Apesar dos problemas da carência habitacional e da falta de condições de habitabilidade dos alojamentos não serem novos em Portugal, foi a mudança na conjuntura política, com os seus reflexos em matéria de alteração da relação de forças entre classes e fracções de classe, que contribuiu para o desenvolvimento de formas de luta mais organizadas em torno da questão do alojamento [3]. O SAAL, em virtude, inclusivamente, de pressupor a organização dos moradores como requisito fundamental para que estes pudessem beneficiar do programa, fomentou essas formas de associação então mais facilitadas pelas mudanças políticas vividas.

Para além das acções desenvolvidas no sentido da conquista de condições habitacionais condignas, as Associações de Moradores constituíam, ainda, um espaço de desenvolvimento de competências dos seus membros, nomeadamente através dos jornais que quase todas possuíam: estes constituíam não só um veículo de divulgação de informação sobre a vida das associações, mas eram também espaços de reflexão, de manifestação, de expressão de opiniões, de debate e de apelo ao envolvimento dos moradores nas lutas.

Agentes centrais na luta por condições de vida dignas, as Associações de Moradores criadas no quadro do SAAL foram-se desintegrando paulatinamente na sequência da “morte” prematura deste processo (com a passagem das operações para a tutela das autarquias em 1976 dita-se o seu fim, pois muitos dos bloqueios registaram-se, justamente, ao nível dos processos de expropriação de terrenos, competência das Câmaras Municipais). Assim, e enquanto permanece no plano das possibilidades reais a concretização do objectivo que unia os moradores (o da produção de habitação para os mais carenciados) – a união mantem-se e as Associações de Moradores resistem; quando o SAAL termina acaba o sonho da casa para alguns e a desagregação acentua-se progressivamente. Mas não foi apenas o fim do SAAL que ditou o progressivo esmorecimento destas formas de organização popular: os próprios bloqueios internos relacionados, por exemplo, com as lutas pelo poder dentro das associações constituiu, nalguns casos, um factor adicional. A perda progressiva de associados, a dificuldade de mobilização dos mais jovens e de membros para os corpos dirigentes, associadas aos factores já mencionados, foram ditando a perda de força destas formas de organização popular tão importantes no pós 25 de Abril.

Notas e referências

[1] Bandeirinha, José António (2007), O Processo SAAL e a Arquitectura no 25 de Abril de 1974, Coimbra: Imprensa da Universidade, (p. 121-122).

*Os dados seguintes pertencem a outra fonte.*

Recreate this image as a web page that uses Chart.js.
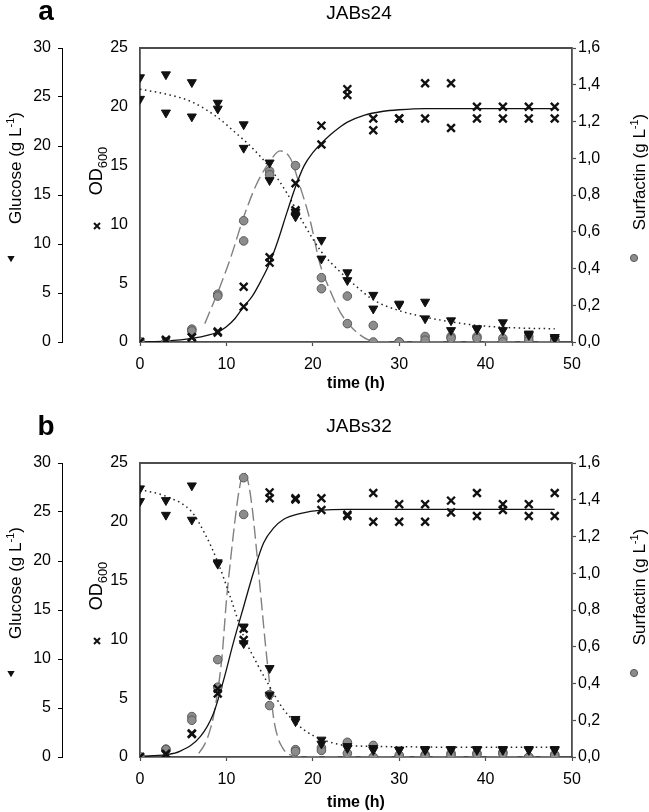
<!DOCTYPE html>
<html><head><meta charset="utf-8">
<script src="https://cdn.jsdelivr.net/npm/chart.js@4.4.1/dist/chart.umd.min.js"></script>
<style>
html,body{margin:0;padding:0;background:#fff;}
#wrap{position:relative;width:649px;height:812px;overflow:hidden;}
canvas{position:absolute;left:0;display:block;}
</style></head><body>
<div id="wrap">
<canvas id="cA" width="649" height="406" style="top:0;width:649px;height:406px"></canvas>
<canvas id="cB" width="649" height="406" style="top:406px;width:649px;height:406px"></canvas>
</div>
<script>
// ---------- data ----------
const times = [0,3,6,9,12,15,18,21,24,27,30,33,36,39,42,45,48];

// Panel a : JABs24
const glucoseA_rep1 = [27.0,27.3,26.5,24.4,22.2,18.3,13.3,10.4,7.1,4.8,3.9,4.1,2.2,1.4,2.0,0.85,0.5];
const glucoseA_rep2 = [24.8,23.4,23.0,23.8,19.8,16.5,12.8,8.5,6.3,3.4,3.8,2.4,1.2,1.3,1.2,0.7,0.35];
const odA_rep1 = [0,0.2,0.4,0.9,4.7,7.2,13.5,18.4,21.5,19.0,19.0,22.0,22.0,20.0,20.0,20.0,20.0];
const odA_rep2 = [0,0.1,0.4,0.8,3.0,6.75,11.2,16.8,21.0,18.0,19.0,19.0,18.2,19.0,19.0,19.0,19.0];
const surfA_rep1 = [0,0,0.07,0.26,0.66,0.93,0.96,0.35,0.25,0.09,0.0,0.03,0.03,0.03,0.02,0.03,0.01];
const surfA_rep2 = [0,0,0.06,0.25,0.55,0.91,0.70,0.29,0.10,0.0,0.0,0.01,0.02,0.02,0.0,0.01,0.01];
const odFitA_t = [0,3,6,8,9,10,11,12,13,14,15,16,17,18,19,20,21,22,23,24,26,28,30,33,40,48];
const odFitA   = [0.0,0.08,0.3,0.6,0.85,1.3,2.0,3.0,3.9,5.2,6.7,8.7,11.0,13.2,15.0,16.1,16.9,17.6,18.2,18.7,19.3,19.6,19.75,19.85,19.85,19.85];
const gluFitA_t = [0,3,6,9,11,13,15,17,19,21,23,25,27,30,33,36,39,42,45,48];
const gluFitA   = [25.8,25.3,24.5,22.9,21.4,19.8,17.8,15.2,12.0,9.2,7.3,5.7,4.3,3.2,2.55,2.05,1.7,1.5,1.4,1.35];
const surfFitA_t = [7.5,9,10.5,12,13.5,15,16.2,17.4,18.5,19.7,20.8,22,23.2,24.7,26.5,28,48];
const surfFitA   = [0.10,0.27,0.46,0.68,0.86,0.98,1.04,1.0,0.85,0.66,0.43,0.28,0.16,0.07,0.01,0,0];

// Panel b : JABs32
const glucoseB_rep1 = [27.4,26.2,27.7,19.85,13.3,9.06,3.87,1.76,1.1,0.9,0.75,0.8,0.8,0.8,0.8,0.8,0.8];
const glucoseB_rep2 = [26.1,24.7,24.2,19.7,11.6,6.35,3.63,1.35,0.9,0.7,0.7,0.7,0.7,0.7,0.7,0.7,0.7];
const odB_rep1 = [0,0.28,1.95,5.8,10.9,22.5,22.0,22.0,20.5,22.45,21.5,21.5,21.8,22.45,21.5,21.5,22.45];
const odB_rep2 = [0,0.2,2.0,5.4,9.95,22.0,21.9,21.0,20.6,20.0,20.0,20.0,20.8,20.5,21.0,20.5,20.5];
const surfB_rep1 = [0,0.043,0.22,0.53,1.52,0.34,0.04,0.05,0.08,0.063,0.0,0.013,0.02,0.02,0.025,0.0,0.013];
const surfB_rep2 = [0,0.04,0.2,0.38,1.32,0.28,0.03,0.036,0.02,0.0,0.01,0.005,0.01,0.015,0.018,0.0,0.01];
const odFitB_t = [0,3,4.6,7,8.5,9.7,10.8,12,13.1,14.3,15.5,16.6,18.5,21,24,48];
const odFitB   = [0.05,0.2,0.48,1.75,3.7,6.6,9.7,12.8,15.6,18.2,19.5,20.2,20.7,21.0,21.05,21.05];
const gluFitB_t = [0,3,6,7.5,9,10.5,12,13.5,15,16.5,18,20,23,26,30,36,42,48];
const gluFitB   = [27.3,26.6,25.0,22.8,19.9,16.2,12.3,9.6,7.2,5.0,3.5,2.2,1.3,1.1,1.05,1.0,1.0,1.0];
const surfFitB_t = [6.8,7.5,8,8.5,9,9.5,10,10.5,11,11.5,12,12.5,13,13.5,14,14.5,15,15.5,16,16.5,17,17.5,18,48];
const surfFitB   = [0.02,0.07,0.13,0.22,0.36,0.55,0.85,1.08,1.29,1.46,1.55,1.5,1.35,1.12,0.87,0.62,0.4,0.2,0.1,0.05,0.02,0.01,0.0,0.0];

// tick labels
const xTickValues = [0,10,20,30,40,50];
const odTickValues = [0,5,10,15,20,25];
const glucoseTickValues = [0,5,10,15,20,25,30];
const surfTickLabels = ['0,0','0,2','0,4','0,6','0,8','1,0','1,2','1,4','1,6'];
const panelTitles = ['JABs24','JABs32'];
const panelLetters = ['a','b'];

// ---------- helpers ----------
const FONT = "'Liberation Sans', Arial, Helvetica, sans-serif";
function pts(xs, ys){ return xs.map((x,i)=>({x:x, y:ys[i]})); }
function reps(r1, r2){ return pts(times, r1).concat(pts(times, r2)); }

function rotTitle(ctx, x, y, parts){
  ctx.save();
  ctx.translate(x, y);
  ctx.rotate(-Math.PI/2);
  ctx.textAlign = 'left';
  ctx.textBaseline = 'alphabetic';
  let total = 0;
  parts.forEach(p => { ctx.font = p[3] + p[1] + 'px ' + FONT; total += ctx.measureText(p[0]).width; });
  let cx = -total/2;
  parts.forEach(p => {
    ctx.font = p[3] + p[1] + 'px ' + FONT;
    ctx.fillText(p[0], cx, p[2]);
    cx += ctx.measureText(p[0]).width;
  });
  ctx.restore();
}

const decorPlugin = {
  id: 'decor',
  afterDraw(chart, args, o) {
    const ctx = chart.ctx, ca = chart.chartArea, dy = o.dy;
    ctx.save();
    ctx.strokeStyle = '#4d4d4d'; ctx.lineWidth = 1.8;
    ctx.beginPath(); ctx.moveTo(ca.left, ca.top); ctx.lineTo(ca.right, ca.top); ctx.stroke();
    ctx.fillStyle = '#000';
    ctx.textAlign = 'center'; ctx.textBaseline = 'alphabetic';
    ctx.font = 'bold 28px ' + FONT;
    ctx.fillText(o.letter, 46, o.letterBase);
    ctx.font = '19px ' + FONT;
    ctx.fillText(o.title, 359, o.titleBase);
    ctx.font = 'bold 16px ' + FONT; ctx.textBaseline = 'middle';
    ctx.fillText('time (h)', 356, o.xTitleY);
    // rotated axis titles
    rotTitle(ctx, 21, 168 + dy, [['Glucose (g L',17,0,''],['-1',11,-7,''],[')',17,0,'']]);
    rotTitle(ctx, 102, 171 + dy, [['OD',18,0,''],['600',13,5,'']]);
    rotTitle(ctx, 645, 172 + dy, [['Surfactin (g L',17,0,''],['-1',11,-7,''],[')',17,0,'']]);
    // symbols
    ctx.fillStyle = '#111';
    let tx = 11, ty = 258 + dy, r = 4.2;
    ctx.beginPath();
    ctx.moveTo(tx, ty + r); ctx.lineTo(tx - r*0.866, ty - r/2); ctx.lineTo(tx + r*0.866, ty - r/2); ctx.closePath(); ctx.fill();
    ctx.strokeStyle = '#111'; ctx.lineWidth = 2;
    let cx = 97, cy = 226 + dy, s = 3;
    ctx.beginPath(); ctx.moveTo(cx-s, cy-s); ctx.lineTo(cx+s, cy+s); ctx.moveTo(cx+s, cy-s); ctx.lineTo(cx-s, cy+s); ctx.stroke();
    ctx.fillStyle = '#8c8c8c'; ctx.strokeStyle = '#5a5a5a'; ctx.lineWidth = 1;
    ctx.beginPath(); ctx.arc(634, 258 + dy, 3.6, 0, Math.PI*2); ctx.fill(); ctx.stroke();
    ctx.restore();
  }
};

function makePanel(id, p) {
  const axisCol = '#4d4d4d';
  const tickFont = { family: FONT, size: 16 };
  new Chart(document.getElementById(id), {
    type: 'scatter',
    data: {
      datasets: [
        { label: 'Glucose', data: reps(p.g1, p.g2), yAxisID: 'yGlu', order: 1,
          pointStyle: 'triangle', rotation: 180, pointRadius: 5.2, pointHoverRadius: 5.2,
          backgroundColor: '#111', borderColor: '#111', borderWidth: 1 },
        { label: 'OD600', data: reps(p.o1, p.o2), yAxisID: 'yOD', order: 2,
          pointStyle: 'crossRot', pointRadius: 5.5, pointHoverRadius: 5.5,
          borderColor: '#111', backgroundColor: '#111', borderWidth: 2.4 },
        { label: 'Surfactin', data: reps(p.s1, p.s2), yAxisID: 'ySurf', order: 3,
          pointStyle: 'circle', pointRadius: 4.3, pointHoverRadius: 4.3,
          backgroundColor: '#8c8c8c', borderColor: '#5a5a5a', borderWidth: 1 },
        { label: 'OD fit', data: pts(p.oft, p.of), yAxisID: 'yOD', order: 10, showLine: true,
          pointRadius: 0, borderColor: '#111', borderWidth: 1.3, cubicInterpolationMode: 'monotone' },
        { label: 'Glucose fit', data: pts(p.gft, p.gf), yAxisID: 'yGlu', order: 11, showLine: true,
          pointRadius: 0, borderColor: '#222', borderWidth: 1.5, borderDash: [1.5, 3.5], cubicInterpolationMode: 'monotone' },
        { label: 'Surfactin fit', data: pts(p.sft, p.sf), yAxisID: 'ySurf', order: 12, showLine: true,
          pointRadius: 0, borderColor: '#808080', borderWidth: 1.4, borderDash: [13, 5], cubicInterpolationMode: 'monotone' }
      ]
    },
    options: {
      responsive: false, animation: false, devicePixelRatio: 1,
      layout: { padding: { top: p.top, left: 0, right: 0, bottom: 0 } },
      plugins: { legend: { display: false }, tooltip: { enabled: false },
        decor: { letter: p.letter, title: p.title, letterBase: p.letterBase, titleBase: p.titleBase, xTitleY: p.xTitleY, dy: p.dy } },
      scales: {
        x: { type: 'linear', position: 'bottom', min: 0, max: 50,
          afterFit: s => { s.height = p.xh; },
          afterBuildTicks: s => { s.ticks = xTickValues.map(v => ({ value: v })); },
          ticks: { font: tickFont, color: '#000', padding: 9, maxRotation: 0 },
          grid: { drawOnChartArea: false, drawTicks: true, tickLength: 4, color: axisCol, tickWidth: 1.2 },
          border: { color: axisCol, width: 1.8 } },
        yGlu: { type: 'linear', position: 'left', weight: 2, min: 0, max: 30,
          afterFit: s => { s.width = 62; },
          afterBuildTicks: s => { s.ticks = glucoseTickValues.map(v => ({ value: v })); },
          ticks: { font: tickFont, color: '#000', padding: 7 },
          grid: { drawOnChartArea: false, drawTicks: true, tickLength: 4, color: '#000', tickWidth: 1 },
          border: { color: '#000', width: 1 } },
        yOD: { type: 'linear', position: 'left', weight: 1, min: 0, max: 25,
          afterFit: s => { s.width = 78; },
          afterBuildTicks: s => { s.ticks = odTickValues.map(v => ({ value: v })); },
          ticks: { font: tickFont, color: '#000', padding: 12 },
          grid: { drawOnChartArea: false, drawTicks: false },
          border: { color: axisCol, width: 1.8 } },
        ySurf: { type: 'linear', position: 'right', min: 0, max: 1.6,
          afterFit: s => { s.width = 77; },
          afterBuildTicks: s => { s.ticks = surfTickLabels.map((l, i) => ({ value: i * 0.2 })); },
          ticks: { font: tickFont, color: '#000', padding: 2,
            callback: (v, i) => surfTickLabels[i] },
          grid: { drawOnChartArea: false, drawTicks: true, tickLength: 4, color: axisCol, tickWidth: 1.2 },
          border: { color: axisCol, width: 1.8 } }
      }
    },
    plugins: [decorPlugin]
  });
}

makePanel('cA', { g1: glucoseA_rep1, g2: glucoseA_rep2, o1: odA_rep1, o2: odA_rep2, s1: surfA_rep1, s2: surfA_rep2,
  oft: odFitA_t, of: odFitA, gft: gluFitA_t, gf: gluFitA, sft: surfFitA_t, sf: surfFitA,
  top: 48, xh: 64, letter: panelLetters[0], title: panelTitles[0], letterBase: 20, titleBase: 19, xTitleY: 384, dy: 0 });
makePanel('cB', { g1: glucoseB_rep1, g2: glucoseB_rep2, o1: odB_rep1, o2: odB_rep2, s1: surfB_rep1, s2: surfB_rep2,
  oft: odFitB_t, of: odFitB, gft: gluFitB_t, gf: gluFitB, sft: surfFitB_t, sf: surfFitB,
  top: 57, xh: 55, letter: panelLetters[1], title: panelTitles[1], letterBase: 29, titleBase: 26, xTitleY: 397, dy: 9 });
</script>
</body></html>
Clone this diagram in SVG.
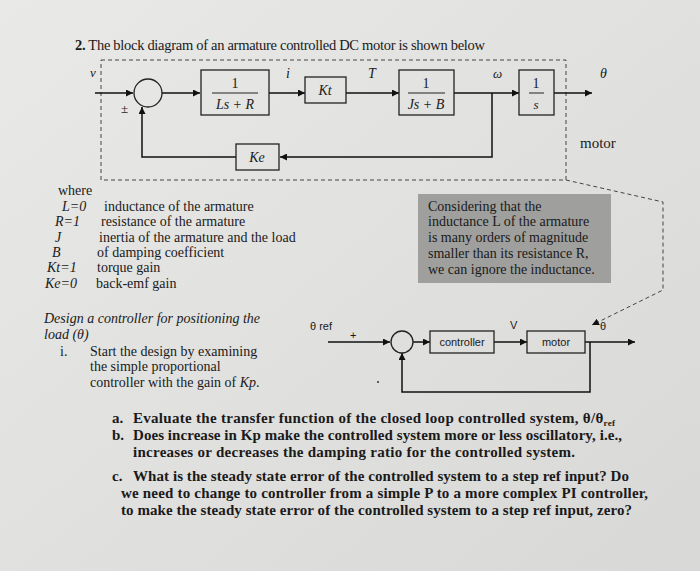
<svg xmlns="http://www.w3.org/2000/svg" width="700" height="571" viewBox="0 0 700 571">
<defs>
<marker id="ah" viewBox="0 0 10 10" refX="10" refY="5" markerWidth="7" markerHeight="7" orient="auto" markerUnits="userSpaceOnUse"><path d="M0,0L10,5L0,10z" fill="#111"/></marker>
<linearGradient id="bg" x1="0" y1="0" x2="1" y2="1"><stop offset="0" stop-color="#e9e9e7"/><stop offset="1" stop-color="#d8d8d6"/></linearGradient>
</defs>
<style>
.s{font-family:"Liberation Serif",serif;fill:#1a1a1a}
.i{font-style:italic}
.b{fill:none;stroke:#222;stroke-width:1.3}
.l{fill:none;stroke:#111;stroke-width:1.5}
.d{fill:none;stroke:#444;stroke-width:1;stroke-dasharray:4 3}
.a{font-family:"Liberation Sans",sans-serif;fill:#1a1a1a;font-size:11px}
</style>
<rect width="700" height="571" fill="url(#bg)"/>
<text class="s" x="75" y="50" font-size="14.5" textLength="410"><tspan font-weight="bold">2.</tspan> The block diagram of an armature controlled DC motor is shown below</text>
<rect class="d" x="101" y="60" width="465" height="120"/>
<g id="connectors">
<path class="l" d="M95,93H133" marker-end="url(#ah)"/>
<path class="l" d="M162,93H200" marker-end="url(#ah)"/>
<path class="l" d="M269,93H305" marker-end="url(#ah)"/>
<path class="l" d="M346,93H399" marker-end="url(#ah)"/>
<path class="l" d="M454,93H519" marker-end="url(#ah)"/>
<path class="l" d="M554,93H592" marker-end="url(#ah)"/>
<path class="l" d="M492,93V157H280" marker-end="url(#ah)"/>
<path class="l" d="M236,157H142V107" marker-end="url(#ah)"/>
<path class="l" d="M328,342H390" marker-end="url(#ah)"/>
<path class="l" d="M413,342H430" marker-end="url(#ah)"/>
<path class="l" d="M494,342H527" marker-end="url(#ah)"/>
<path class="l" d="M585,342H635" marker-end="url(#ah)"/>
<path class="l" d="M590,342V392H402V353" marker-end="url(#ah)"/>
<path class="d" d="M566,180L663,202V290L592,325" marker-end="url(#ah)"/>
</g>
<g id="sum1"><circle class="b" cx="148" cy="93" r="14"/></g>
<g id="b1"><rect class="b" x="201" y="70" width="68" height="45"/><text class="s" x="235" y="88" font-size="14" text-anchor="middle">1</text><path d="M212,93H258" stroke="#222"/><text class="s i" x="235" y="109" font-size="14" text-anchor="middle">Ls + R</text></g>
<g id="kt"><rect class="b" x="305" y="77" width="41" height="26"/><text class="s i" x="325" y="95" font-size="14" text-anchor="middle">Kt</text></g>
<g id="b2"><rect class="b" x="399" y="70" width="55" height="45"/><text class="s" x="426" y="88" font-size="14" text-anchor="middle">1</text><path d="M408,93H445" stroke="#222"/><text class="s i" x="426" y="109" font-size="14" text-anchor="middle">Js + B</text></g>
<g id="b3"><rect class="b" x="519" y="70" width="35" height="45"/><text class="s" x="536" y="88" font-size="14" text-anchor="middle">1</text><path d="M529,93H544" stroke="#222"/><text class="s i" x="536" y="109" font-size="13" text-anchor="middle">s</text></g>
<g id="ke"><rect class="b" x="236" y="144" width="43" height="26"/><text class="s i" x="257" y="162" font-size="14" text-anchor="middle">Ke</text></g>
<text class="s i" x="90" y="77" font-size="13">v</text>
<text class="s" x="121" y="113" font-size="13">±</text>
<text class="s i" x="286" y="78" font-size="14">i</text>
<text class="s i" x="368" y="78" font-size="14">T</text>
<text class="s i" x="493" y="78" font-size="13">ω</text>
<text class="s i" x="600" y="78" font-size="14">θ</text>
<text class="s" x="580" y="148" font-size="15">motor</text>
<g font-size="14">
<text class="s" x="58" y="195">where</text>
<text class="s i" x="62" y="211">L=0</text><text class="s" x="104" y="211">inductance of the armature</text>
<text class="s i" x="55" y="226">R=1</text><text class="s" x="101" y="226">resistance of the armature</text>
<text class="s i" x="55" y="242">J</text><text class="s" x="99" y="242">inertia of the armature and the load</text>
<text class="s i" x="52" y="257">B</text><text class="s" x="97" y="257">of damping coefficient</text>
<text class="s i" x="47" y="272">Kt=1</text><text class="s" x="97" y="272">torque gain</text>
<text class="s i" x="45" y="288">Ke=0</text><text class="s" x="96" y="288">back-emf gain</text>
</g>
<g id="note"><rect x="418" y="194" width="193" height="89" fill="#9f9f9d"/>
<g font-size="14"><text class="s" x="428" y="211">Considering that the</text><text class="s" x="428" y="226">inductance L of the armature</text><text class="s" x="428" y="242">is many orders of magnitude</text><text class="s" x="428" y="258">smaller than its resistance R,</text><text class="s" x="428" y="274">we can ignore the inductance.</text></g></g>
<g font-size="14">
<text class="s i" x="44" y="323">Design a controller for positioning the</text>
<text class="s i" x="44" y="339">load (θ)</text>
<text class="s" x="60" y="356">i.</text>
<text class="s" x="90" y="356">Start the design by examining</text>
<text class="s" x="90" y="371">the simple proportional</text>
<text class="s" x="90" y="387">controller with the gain of <tspan class="i">Kp</tspan>.</text>
</g>
<g id="sum2"><circle class="b" cx="402" cy="342" r="11"/></g>
<g id="ctrl"><rect class="b" x="430" y="331" width="64" height="22"/><text class="a" x="462" y="346" text-anchor="middle">controller</text></g>
<g id="motor"><rect class="b" x="527" y="331" width="58" height="22"/><text class="a" x="556" y="346" text-anchor="middle">motor</text></g>
<text class="a" x="310" y="330" font-size="10">θ  ref</text>
<text class="a" x="350" y="339">+</text>
<text class="a" x="510" y="329" font-size="10">V</text>
<text class="a" x="600" y="330" font-size="10">θ</text>
<circle cx="378" cy="382" r="1" fill="#333"/>
<g font-size="15" font-weight="bold">
<text class="s" x="112" y="423">a.</text><text class="s" x="133" y="423" textLength="482">Evaluate the transfer function of the closed loop controlled system, θ/θ<tspan font-size="9" dy="3">ref</tspan></text>
<text class="s" x="112" y="440">b.</text><text class="s" x="133" y="440" textLength="489">Does increase in Kp make the controlled system more or less oscillatory, i.e.,</text>
<text class="s" x="133" y="457" textLength="442">increases or decreases the damping ratio for the controlled system.</text>
<text class="s" x="112" y="481">c.</text><text class="s" x="133" y="481" textLength="496">What is the steady state error of the controlled system to a step ref input?  Do</text>
<text class="s" x="121" y="498" textLength="527">we need to change to controller from a simple P to a more complex PI controller,</text>
<text class="s" x="121" y="515" textLength="511">to make the steady state error of the controlled system to a step ref input, zero?</text>
</g>
</svg>
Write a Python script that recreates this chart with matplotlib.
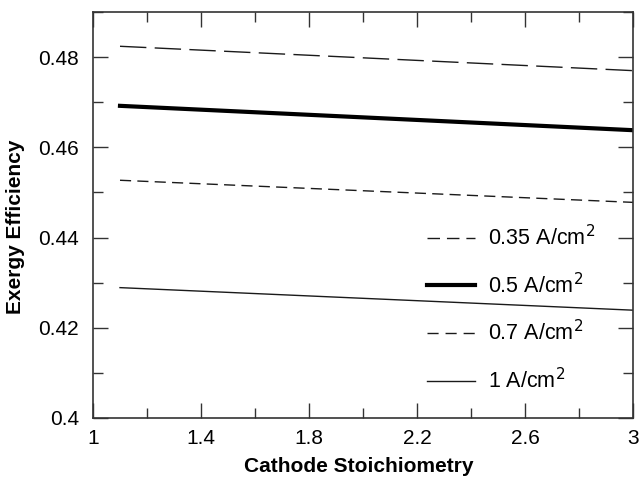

[2] Ferreira, António Fonseca (1987), Por uma Nova Política de Habitação, Porto: Afrontamento, (p.568-569).

[3] Downs, Charles (1980), “Comissões de Moradores and Urban Struggles in Revolutionary Portugal”, International Journal of Urban & Regional Research, vol. 4, pp.267-294, (p. 271).

Ferreira, Vitor Matias (1975), Movimentos Sociais Urbanos e Intervenção Política, Porto: Afrontamento,

Vilaça, Helena (1994), “As Associações de Moradores enquanto Aspecto Particular do Associativismo Urbano e da Participação Social”, Sociologia – Revista da Faculdade de Letras da Universidade do Porto, nº4, pp. 49-96.